Poca gente
recuerda su único mandato como presidente, pero su figura como gran embajador
de la paz y la democracia así como el Centro Carter que fundó junto a su mujer
Rosalynn Carter le valieron el Nobel de la Paz en 2002, y un lugar entre los
líderes mundiales más apreciados.
Por JAVI SÁNCHEZ VANITY
FAIR
Pocas personas
serán recordadas como lo está siendo el ex presidente de Estados Unidos y
Premio Nobel de la Paz Jimmy Carter, cuya muerte hace unas horas ha recibido
condolencias de todos los rincones del mundo.
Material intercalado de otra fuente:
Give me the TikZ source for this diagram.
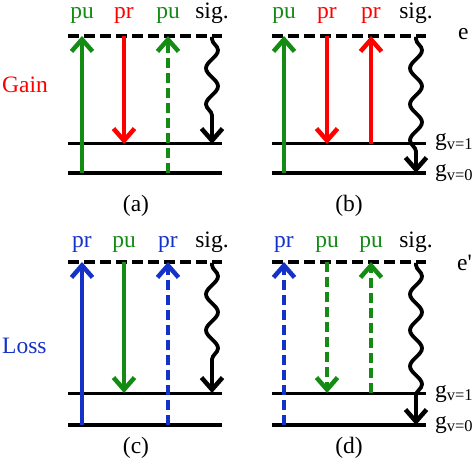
\documentclass[tikz,border=0pt]{standalone}
\usepackage{fontspec}
\setmainfont{Liberation Serif}
\usetikzlibrary{arrows.meta,decorations.pathmorphing}
\definecolor{pgreen}{RGB}{20,140,20}
\definecolor{pred}{RGB}{255,0,0}
\definecolor{pblue}{RGB}{20,50,200}
\begin{document}
\begin{tikzpicture}[x=1pt,y=-1pt,
  every node/.style={font=\fontsize{23.5}{26}\selectfont, inner sep=0pt},
  lab/.style={anchor=base},
  side/.style={anchor=base west},
  virt/.style={line width=3.8pt, dash pattern=on 11pt off 5pt},
  lvlone/.style={line width=3pt},
  lvlzero/.style={line width=4.8pt},
  tip/.style={-{Straight Barb[length=12pt,width=21pt,line width=4.5pt]}},
  trans/.style={line width=4pt, tip},
  dsh/.style={dash pattern=on 10pt off 5pt},
  sigwave/.style={line width=3.8pt, tip, decorate,
    decoration={snake, amplitude=6pt, segment length=36pt, pre length=2pt, post length=18pt}},
]
\useasboundingbox (0,0) rectangle (474,462);

% ---------- side labels
\node[side, text=pred] (gain) at (2,93) {Gain};
\node[side, text=pblue] (loss) at (2,353) {Loss};

% ================= panel (a)
\coordinate (aL0) at (68,36);  \coordinate (aR0) at (222,36);
\coordinate (aL1) at (68,144); \coordinate (aR1) at (222,144);
\coordinate (aL2) at (68,173); \coordinate (aR2) at (222,173);
\draw[virt] (aL0) -- (aR0);
\draw[lvlone] (aL1) -- (aR1);
\draw[lvlzero] (aL2) -- (aR2);
\node[lab, text=pgreen] (aT1) at (82,19) {pu};
\node[lab, text=pred] (aT2) at (124,19) {pr};
\node[lab, text=pgreen] (aT3) at (168,19) {pu};
\node[lab] (aT4) at (212,19) {sig.};
\coordinate (a1b) at (82,173);  \coordinate (a1t) at (82,36);
\coordinate (a2t) at (124,36);  \coordinate (a2b) at (124,144);
\coordinate (a3b) at (168,173); \coordinate (a3t) at (168,36);
\coordinate (a4t) at (212,37);  \coordinate (a4b) at (212,144);
\draw[trans, pgreen] (a1b) -- (a1t);
\draw[trans, pred] (a2t) -- (a2b);
\draw[trans, pgreen, dsh] (a3b) -- (a3t);
\draw[sigwave] (a4t) -- (a4b);
\node[lab] (acap) at (136,212) {(a)};

% ================= panel (b)
\coordinate (bL0) at (272,36);  \coordinate (bR0) at (426,36);
\coordinate (bL1) at (272,144); \coordinate (bR1) at (426,144);
\coordinate (bL2) at (272,173); \coordinate (bR2) at (426,173);
\draw[virt] (bL0) -- (bR0);
\draw[lvlone] (bL1) -- (bR1);
\draw[lvlzero] (bL2) -- (bR2);
\node[lab, text=pgreen] (bT1) at (284,19) {pu};
\node[lab, text=pred] (bT2) at (327,19) {pr};
\node[lab, text=pred] (bT3) at (371,19) {pr};
\node[lab] (bT4) at (416,19) {sig.};
\coordinate (b1b) at (284,173); \coordinate (b1t) at (284,36);
\coordinate (b2t) at (327,36);  \coordinate (b2b) at (327,144);
\coordinate (b3b) at (371,144); \coordinate (b3t) at (371,36);
\coordinate (b4t) at (416,37);  \coordinate (b4b) at (416,173);
\draw[trans, pgreen] (b1b) -- (b1t);
\draw[trans, pred] (b2t) -- (b2b);
\draw[trans, pred] (b3b) -- (b3t);
\draw[sigwave] (b4t) -- (b4b);
\node[lab] (bcap) at (349,212) {(b)};
\node[side] (be) at (458,40) {e};
\node[side] (bg1) at (435,146) {g\textsubscript{v=1}};
\node[side] (bg0) at (435,177) {g\textsubscript{v=0}};

% ================= panel (c)
\coordinate (cL0) at (68,262);  \coordinate (cR0) at (222,262);
\coordinate (cL1) at (68,393);  \coordinate (cR1) at (222,393);
\coordinate (cL2) at (68,425);  \coordinate (cR2) at (222,425);
\draw[virt] (cL0) -- (cR0);
\draw[lvlone] (cL1) -- (cR1);
\draw[lvlzero] (cL2) -- (cR2);
\node[lab, text=pblue] (cT1) at (82,248) {pr};
\node[lab, text=pgreen] (cT2) at (124,248) {pu};
\node[lab, text=pblue] (cT3) at (168,248) {pr};
\node[lab] (cT4) at (212,248) {sig.};
\coordinate (c1b) at (82,425);  \coordinate (c1t) at (82,262);
\coordinate (c2t) at (124,262); \coordinate (c2b) at (124,393);
\coordinate (c3b) at (168,425); \coordinate (c3t) at (168,262);
\coordinate (c4t) at (212,263); \coordinate (c4b) at (212,393);
\draw[trans, pblue] (c1b) -- (c1t);
\draw[trans, pgreen] (c2t) -- (c2b);
\draw[trans, pblue, dsh] (c3b) -- (c3t);
\draw[sigwave] (c4t) -- (c4b);
\node[lab] (ccap) at (136,453) {(c)};

% ================= panel (d)
\coordinate (dL0) at (272,262); \coordinate (dR0) at (426,262);
\coordinate (dL1) at (272,393); \coordinate (dR1) at (426,393);
\coordinate (dL2) at (272,425); \coordinate (dR2) at (426,425);
\draw[virt] (dL0) -- (dR0);
\draw[lvlone] (dL1) -- (dR1);
\draw[lvlzero] (dL2) -- (dR2);
\node[lab, text=pblue] (dT1) at (284,248) {pr};
\node[lab, text=pgreen] (dT2) at (327,248) {pu};
\node[lab, text=pgreen] (dT3) at (371,248) {pu};
\node[lab] (dT4) at (416,248) {sig.};
\coordinate (d1b) at (284,425); \coordinate (d1t) at (284,262);
\coordinate (d2t) at (327,262); \coordinate (d2b) at (327,393);
\coordinate (d3b) at (371,393); \coordinate (d3t) at (371,262);
\coordinate (d4t) at (416,263); \coordinate (d4b) at (416,425);
\draw[trans, pblue, dsh] (d1b) -- (d1t);
\draw[trans, pgreen, dsh] (d2t) -- (d2b);
\draw[trans, pgreen, dsh] (d3b) -- (d3t);
\draw[sigwave] (d4t) -- (d4b);
\node[lab] (dcap) at (349,453) {(d)};
\node[side] (de) at (457,271) {e\textquotesingle};
\node[side] (dg1) at (435,397) {g\textsubscript{v=1}};
\node[side] (dg0) at (435,428) {g\textsubscript{v=0}};
\end{tikzpicture}
\end{document}
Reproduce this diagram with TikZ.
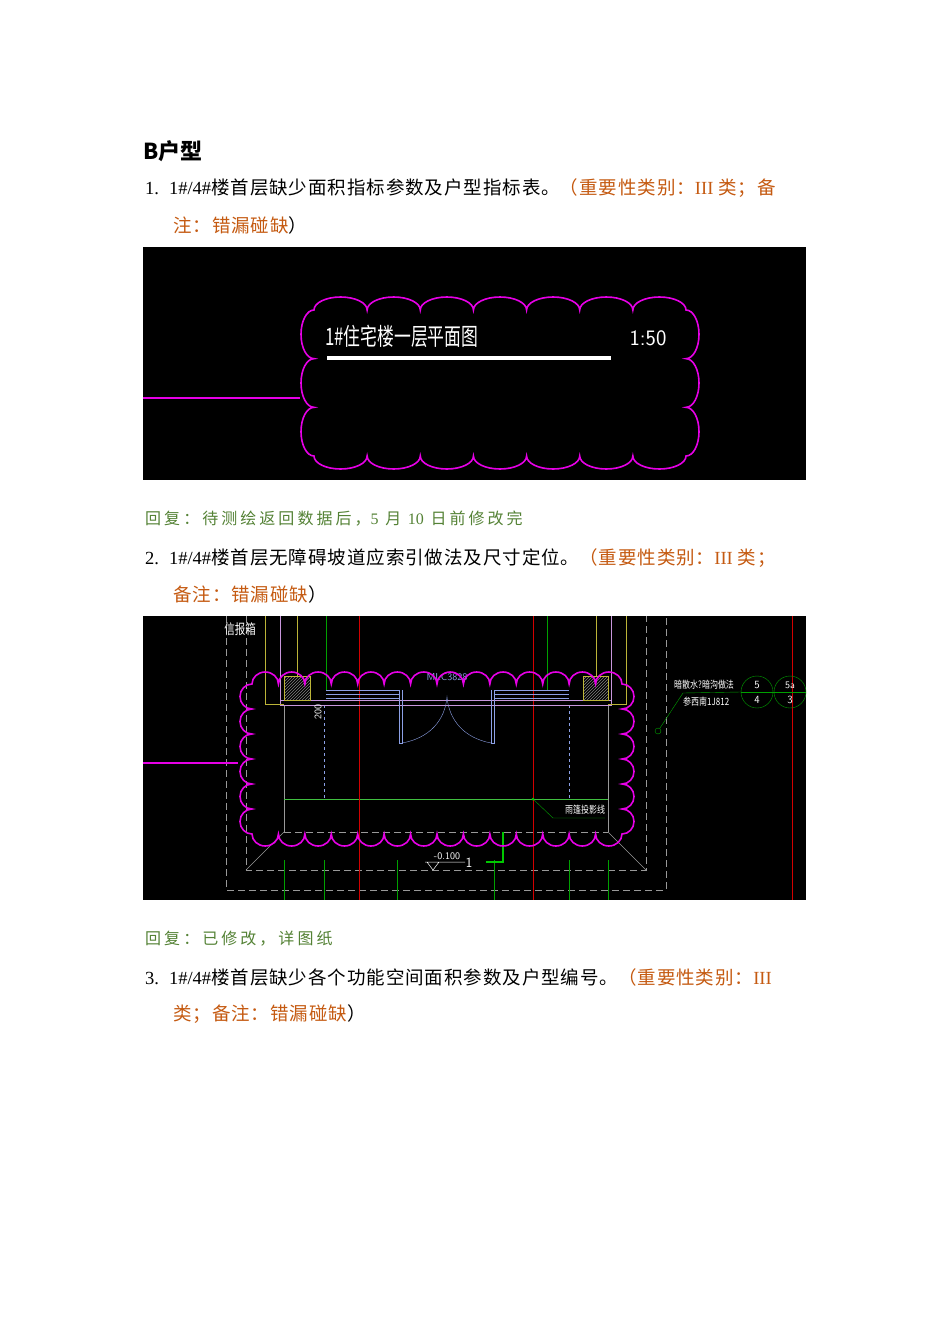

Desde el presidente electo de
Estados Unidos Donald Trump, que señaló “que todos tenemos una deuda de
gratitud” con Carter, hasta la China de Xi Jinping, cuyos portavoces han
señalado “que siempre será recordado por el pueblo chino”. El rey Carlos de
Inglaterra recordaba también su compromiso de servicio público y cómo “dedicó
su vida a promover la paz y los derechos humanos”. Carter ha muerto a los 100
años, lo que le convierte en el más longevo de los presidentes de Estados
Unidos, pero los mensajes que han recorrido el mundo también señalan otro hito:
el de ser tal vez el más apreciado de los grandes líderes del siglo XX.
La clave no está
–aunque sí sus semillas– en su presidencia, un único mandato entre 1977 y 1981
como 30º presidente de su país. Carter, miembro del Partido Demócrata que ya
había destacado por su defensa de los derechos civiles (y esto como político y
gobernador en un estado sureño, Georgia), fue uno de los presidentes más
progresistas a este lado de Franklin D. Roosevelt, a quien no le temblaba el
pulso a la hora de atajar algunos de los traumas pendientes de su nación. En su
segundo día de mandato, por ejemplo, emitió un perdón presidencial a todos los
desertores de la Guerra de Vietnam, por ejemplo. Apostó por políticas de
futuro, con la educación como bandera, y se caracterizó por ser un gran
mediador en los asuntos internacionales. Impulsó las relaciones con China –de
ahí el agradecimiento actual–, medió sin tregua para conseguir la firma
egipcio-israelí en los Acuerdos de Camp David de 1978, el Tratado del Canal de
Panamá que hoy pone en duda Trump y una extensa lista de acuerdos
internacionales, en muchos casos multilaterales y colaborativos. Incluso en
asuntos espinosos, como el boicot internacional a los Juegos Olímpicos de Moscú
de 1980, como respuesta a la invasión soviética de Afganistán.
El problema es que
Carter fue un presidente “tibio” que venía de derrotar casi por sorpresa a un
presidente gris (el republicando Gerald Ford) y el final de la década de los 70
era un hervidero poco apto para la moderación, menos aún para una paloma que consiguió
un raro hito en la historia de su país: Carter involucró a Estados Unidos en un
total de cero conflictos bélicos. Pero su pacifismo chocó con varios problemas
en el tramo final de su presidencia, principalmente la crisis de los rehenes
estadounidenses de Irán, iniciada en noviembre de 1979 y cuyas negociaciones
desgastaron completamente al presidente. La puntilla es que la solución final a
dicha crisis se produjo el 20 de enero de 1981: el día que Ronald Reagan
debutaba como presidente de Estados Unidos tras haber arrasado en las urnas a
Carter. Carter había pasado las últimas horas, hasta el momento mismo de la
inauguración de Reagan, negociando sin tregua la puesta en libertad de los 52
rehenes. Un logro que consiguió demasiado tarde.